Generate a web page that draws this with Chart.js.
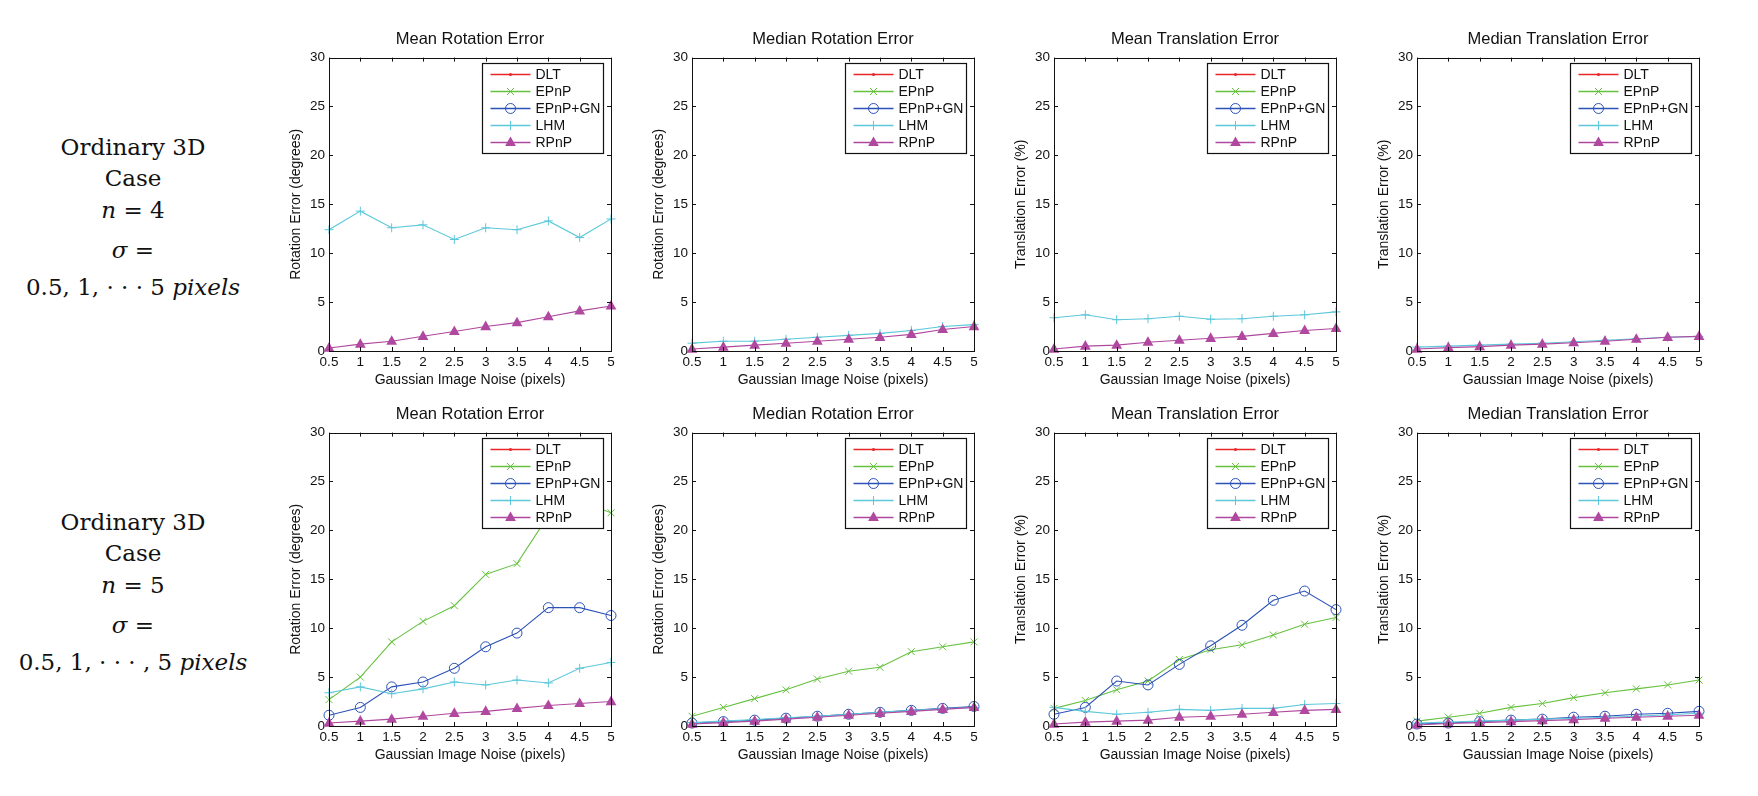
<!DOCTYPE html>
<html>
<head>
<meta charset="utf-8">
<script src="https://cdn.jsdelivr.net/npm/chart.js@4.4.0/dist/chart.umd.min.js"></script>
<style>
  body { margin: 0; background: #fff; width: 1758px; height: 796px; position: relative; overflow: hidden; }
  canvas { position: absolute; }
  .case { position: absolute; left: 0; width: 266px; text-align: center; font-family: "DejaVu Serif", serif; font-size: 23px; color: #111; line-height: 30px; height: 30px; }
  .case i { font-style: italic; }
</style>
</head>
<body>
<div class="case" style="top:132px">Ordinary 3D</div>
<div class="case" style="top:163px">Case</div>
<div class="case" style="top:195px"><i>n</i> = 4</div>
<div class="case" style="top:235px"><i>σ</i> =</div>
<div class="case" style="top:272px">0.5, 1, · · · 5 <i>pixels</i></div>

<div class="case" style="top:507px">Ordinary 3D</div>
<div class="case" style="top:538px">Case</div>
<div class="case" style="top:570px"><i>n</i> = 5</div>
<div class="case" style="top:610px"><i>σ</i> =</div>
<div class="case" style="top:647px">0.5, 1, · · · , 5 <i>pixels</i></div>

<canvas id="c0" width="366" height="395" style="left:259px;top:0px"></canvas>
<canvas id="c1" width="366" height="395" style="left:622px;top:0px"></canvas>
<canvas id="c2" width="366" height="395" style="left:984px;top:0px"></canvas>
<canvas id="c3" width="366" height="395" style="left:1347px;top:0px"></canvas>
<canvas id="c4" width="366" height="395" style="left:259px;top:375px"></canvas>
<canvas id="c5" width="366" height="395" style="left:622px;top:375px"></canvas>
<canvas id="c6" width="366" height="395" style="left:984px;top:375px"></canvas>
<canvas id="c7" width="366" height="395" style="left:1347px;top:375px"></canvas>

<script>
// x values (Gaussian noise, pixels) and method names
const noiseLevels = [0.5, 1, 1.5, 2, 2.5, 3, 3.5, 4, 4.5, 5];
const methods = ['DLT', 'EPnP', 'EPnP+GN', 'LHM', 'RPnP'];
const yTicks = [0, 5, 10, 15, 20, 25, 30];

// n = 4 (DLT, EPnP, EPnP+GN are off the chart, nothing visible)
const n4_meanRot_LHM   = [12.4, 14.3, 12.6, 12.9, 11.4, 12.6, 12.4, 13.3, 11.6, 13.5];
const n4_meanRot_RPnP  = [0.3, 0.7, 1.0, 1.5, 2.0, 2.5, 2.9, 3.5, 4.1, 4.6];
const n4_medRot_LHM    = [0.8, 1.0, 1.0, 1.2, 1.4, 1.6, 1.8, 2.1, 2.5, 2.7];
const n4_medRot_RPnP   = [0.2, 0.4, 0.6, 0.8, 1.0, 1.2, 1.4, 1.7, 2.2, 2.5];
const n4_meanTr_LHM    = [3.4, 3.7, 3.2, 3.3, 3.55, 3.25, 3.3, 3.55, 3.7, 4.0];
const n4_meanTr_RPnP   = [0.2, 0.5, 0.6, 0.9, 1.1, 1.3, 1.5, 1.8, 2.1, 2.3];
const n4_medTr_LHM     = [0.4, 0.5, 0.6, 0.7, 0.8, 0.95, 1.1, 1.25, 1.4, 1.5];
const n4_medTr_RPnP    = [0.2, 0.35, 0.45, 0.6, 0.7, 0.85, 1.0, 1.2, 1.4, 1.5];

// n = 5 (DLT off the chart)
const n5_meanRot_EPnP  = [2.7, 5.0, 8.6, 10.7, 12.3, 15.5, 16.6, 21.5, 23.0, 21.8];
const n5_meanRot_GN    = [1.1, 1.9, 4.0, 4.5, 5.9, 8.1, 9.5, 12.1, 12.1, 11.3];
const n5_meanRot_LHM   = [3.4, 4.0, 3.3, 3.8, 4.5, 4.2, 4.7, 4.4, 5.9, 6.5];
const n5_meanRot_RPnP  = [0.3, 0.5, 0.7, 1.0, 1.3, 1.5, 1.8, 2.1, 2.3, 2.5];
const n5_medRot_EPnP   = [1.0, 1.9, 2.8, 3.7, 4.8, 5.6, 6.0, 7.6, 8.1, 8.6];
const n5_medRot_GN     = [0.3, 0.45, 0.6, 0.8, 1.0, 1.2, 1.4, 1.6, 1.8, 2.0];
const n5_medRot_LHM    = [0.35, 0.5, 0.65, 0.85, 1.0, 1.2, 1.4, 1.6, 1.75, 1.9];
const n5_medRot_RPnP   = [0.2, 0.35, 0.5, 0.7, 0.9, 1.1, 1.3, 1.5, 1.7, 1.9];
const n5_meanTr_EPnP   = [1.8, 2.6, 3.7, 4.6, 6.8, 7.8, 8.3, 9.3, 10.4, 11.1];
const n5_meanTr_GN     = [1.2, 1.9, 4.6, 4.2, 6.3, 8.2, 10.3, 12.85, 13.8, 11.9];
const n5_meanTr_LHM    = [1.9, 1.5, 1.2, 1.4, 1.7, 1.6, 1.8, 1.8, 2.2, 2.3];
const n5_meanTr_RPnP   = [0.2, 0.4, 0.5, 0.6, 0.9, 1.0, 1.2, 1.4, 1.6, 1.7];
const n5_medTr_EPnP    = [0.5, 0.9, 1.3, 1.9, 2.3, 2.9, 3.4, 3.8, 4.2, 4.7];
const n5_medTr_GN      = [0.2, 0.3, 0.45, 0.6, 0.7, 0.9, 1.0, 1.2, 1.3, 1.5];
const n5_medTr_LHM     = [0.3, 0.4, 0.5, 0.6, 0.7, 0.8, 0.9, 1.0, 1.15, 1.3];
const n5_medTr_RPnP    = [0.1, 0.25, 0.35, 0.45, 0.55, 0.65, 0.8, 0.9, 1.0, 1.1];

// marker / colour per method
const styles = {
  'DLT':     { color: '#e8262a', marker: 'dot',      r: 1.5 },
  'EPnP':    { color: '#66c13f', marker: 'crossRot', r: 3.5 },
  'EPnP+GN': { color: '#2c52b6', marker: 'circle',   r: 5 },
  'LHM':     { color: '#5cc8da', marker: 'cross',    r: 4.5 },
  'RPnP':    { color: '#b0489f', marker: 'triangle', r: 6 }
};

const FONT = '"Liberation Sans", Arial, sans-serif';

function drawMarker(ctx, st, x, y) {
  const r = st.r;
  ctx.save();
  ctx.strokeStyle = st.color;
  ctx.fillStyle = st.color;
  ctx.lineWidth = 1;
  ctx.beginPath();
  if (st.marker === 'dot') {
    ctx.arc(x, y, r, 0, Math.PI * 2); ctx.fill();
  } else if (st.marker === 'circle') {
    ctx.arc(x, y, r, 0, Math.PI * 2); ctx.stroke();
  } else if (st.marker === 'cross') {
    ctx.moveTo(x - r, y); ctx.lineTo(x + r, y);
    ctx.moveTo(x, y - r); ctx.lineTo(x, y + r); ctx.stroke();
  } else if (st.marker === 'crossRot') {
    ctx.moveTo(x - r, y - r); ctx.lineTo(x + r, y + r);
    ctx.moveTo(x - r, y + r); ctx.lineTo(x + r, y - r); ctx.stroke();
  } else if (st.marker === 'triangle') {
    ctx.moveTo(x, y - r); ctx.lineTo(x + r * 0.9, y + r * 0.6); ctx.lineTo(x - r * 0.9, y + r * 0.6);
    ctx.closePath(); ctx.fill();
  }
  ctx.restore();
}

// matlab style box, inward ticks and legend in the north east corner
const matlabBox = {
  id: 'matlabBox',
  afterDatasetsDraw(chart) {
    const { ctx, chartArea: a, scales: { x, y } } = chart;
    ctx.save();
    ctx.strokeStyle = '#111';
    ctx.lineWidth = 1;
    ctx.beginPath();
    x.ticks.forEach(t => {
      const px = Math.round(x.getPixelForValue(t.value)) + 0.5;
      ctx.moveTo(px, a.bottom); ctx.lineTo(px, a.bottom - 4);
      ctx.moveTo(px, a.top); ctx.lineTo(px, a.top + 4);
    });
    y.ticks.forEach(t => {
      const py = Math.round(y.getPixelForValue(t.value)) + 0.5;
      ctx.moveTo(a.left, py); ctx.lineTo(a.left + 4, py);
      ctx.moveTo(a.right, py); ctx.lineTo(a.right - 4, py);
    });
    ctx.stroke();
    ctx.strokeRect(Math.round(a.left) + 0.5, Math.round(a.top) + 0.5,
                   Math.round(a.right - a.left), Math.round(a.bottom - a.top));

    // legend
    const w = 121, h = 90;
    const lx = Math.round(a.right - 8 - w) + 0.5, ly = Math.round(a.top + 5) + 0.5;
    ctx.fillStyle = '#fff';
    ctx.fillRect(lx, ly, w, h);
    ctx.lineWidth = 1.2;
    ctx.strokeStyle = '#111';
    ctx.strokeRect(lx, ly, w, h);
    ctx.font = '14px ' + FONT;
    ctx.textBaseline = 'middle';
    methods.forEach((m, i) => {
      const st = styles[m];
      const yy = ly + 11 + 17 * i;
      ctx.strokeStyle = st.color;
      ctx.lineWidth = 1.5;
      ctx.beginPath();
      ctx.moveTo(lx + 8, yy); ctx.lineTo(lx + 48, yy);
      ctx.stroke();
      drawMarker(ctx, st, lx + 28, yy);
      ctx.fillStyle = '#111';
      ctx.fillText(m, lx + 53, yy + 1);
    });
    ctx.restore();
  }
};

// custom point drawing so markers look like matlab ones
const markerPlugin = {
  id: 'markerPlugin',
  afterDatasetDraw(chart, args) {
    const meta = args.meta;
    const st = styles[chart.data.datasets[args.index].label];
    const a = chart.chartArea;
    const ctx = chart.ctx;
    ctx.save();
    ctx.beginPath();
    ctx.rect(a.left - 6, a.top, a.right - a.left + 12, a.bottom - a.top + 8);
    ctx.clip();
    meta.data.forEach(p => {
      if (p.skip) return;
      drawMarker(ctx, st, p.x, p.y);
    });
    ctx.restore();
  }
};

function series(values) {
  return values.map((v, i) => ({ x: noiseLevels[i], y: v }));
}

function makePanel(id, title, yLabel, data) {
  const datasets = methods.map((m, i) => ({
    label: m,
    data: series(data[i] || []),
    borderColor: styles[m].color,
    backgroundColor: styles[m].color,
    borderWidth: 1.1,
    pointRadius: 0,
    tension: 0,
    order: 4 - i
  }));
  new Chart(document.getElementById(id), {
    type: 'line',
    data: { datasets },
    plugins: [markerPlugin, matlabBox],
    options: {
      responsive: false,
      animation: false,
      layout: { padding: { left: 0, right: 14, top: 0, bottom: 0 } },
      plugins: {
        legend: { display: false },
        tooltip: { enabled: false },
        title: {
          display: true,
          fullSize: false,
          text: title,
          color: '#111',
          font: { family: FONT, size: 16.5, weight: 'normal' },
          padding: { top: 29.4, bottom: 8.4 }
        }
      },
      scales: {
        x: {
          type: 'linear',
          min: 0.5,
          max: 5,
          afterFit: s => { s.height = 44; },
          afterBuildTicks: s => { s.ticks = noiseLevels.map(v => ({ value: v })); },
          ticks: {
            callback: v => String(v),
            color: '#111',
            font: { family: FONT, size: 13.5 },
            padding: 3,
            maxRotation: 0,
            autoSkip: false
          },
          grid: { display: false, drawTicks: false },
          border: { display: false },
          title: {
            display: true,
            text: 'Gaussian Image Noise (pixels)',
            color: '#111',
            font: { family: FONT, size: 14 },
            padding: { top: 0, bottom: 6 }
          }
        },
        y: {
          min: 0,
          max: 30,
          afterFit: s => { s.width = 70; },
          afterBuildTicks: s => { s.ticks = yTicks.map(v => ({ value: v })); },
          ticks: {
            color: '#111',
            font: { family: FONT, size: 13.5 },
            padding: 4
          },
          grid: { display: false, drawTicks: false },
          border: { display: false },
          title: {
            display: true,
            text: yLabel,
            color: '#111',
            font: { family: FONT, size: 14 },
            padding: { top: 28.6, bottom: 0 }
          }
        }
      }
    }
  });
}

const rotLabel = 'Rotation Error (degrees)';
const trLabel = 'Translation Error (%)';

makePanel('c0', 'Mean Rotation Error', rotLabel, [[], [], [], n4_meanRot_LHM, n4_meanRot_RPnP]);
makePanel('c1', 'Median Rotation Error', rotLabel, [[], [], [], n4_medRot_LHM, n4_medRot_RPnP]);
makePanel('c2', 'Mean Translation Error', trLabel, [[], [], [], n4_meanTr_LHM, n4_meanTr_RPnP]);
makePanel('c3', 'Median Translation Error', trLabel, [[], [], [], n4_medTr_LHM, n4_medTr_RPnP]);
makePanel('c4', 'Mean Rotation Error', rotLabel, [[], n5_meanRot_EPnP, n5_meanRot_GN, n5_meanRot_LHM, n5_meanRot_RPnP]);
makePanel('c5', 'Median Rotation Error', rotLabel, [[], n5_medRot_EPnP, n5_medRot_GN, n5_medRot_LHM, n5_medRot_RPnP]);
makePanel('c6', 'Mean Translation Error', trLabel, [[], n5_meanTr_EPnP, n5_meanTr_GN, n5_meanTr_LHM, n5_meanTr_RPnP]);
makePanel('c7', 'Median Translation Error', trLabel, [[], n5_medTr_EPnP, n5_medTr_GN, n5_medTr_LHM, n5_medTr_RPnP]);
</script>
</body>
</html>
********
• Required work:
Write out the lines from the start of the material to the line with "1, · · · 5 <i>pixels</i></div>", inclusive and exactly. Skip the pictures.

• Problem solution:
Generate a web page that draws this with Chart.js.
<!DOCTYPE html>
<html>
<head>
<meta charset="utf-8">
<script src="https://cdn.jsdelivr.net/npm/chart.js@4.4.0/dist/chart.umd.min.js"></script>
<style>
  body { margin: 0; background: #fff; width: 1758px; height: 796px; position: relative; overflow: hidden; }
  canvas { position: absolute; }
  .case { position: absolute; left: 0; width: 266px; text-align: center; font-family: "DejaVu Serif", serif; font-size: 23px; color: #111; line-height: 30px; height: 30px; }
  .case i { font-style: italic; }
</style>
</head>
<body>
<div class="case" style="top:132px">Ordinary 3D</div>
<div class="case" style="top:163px">Case</div>
<div class="case" style="top:195px"><i>n</i> = 4</div>
<div class="case" style="top:235px"><i>σ</i> =</div>
<div class="case" style="top:272px">0.5, 1, · · · 5 <i>pixels</i></div>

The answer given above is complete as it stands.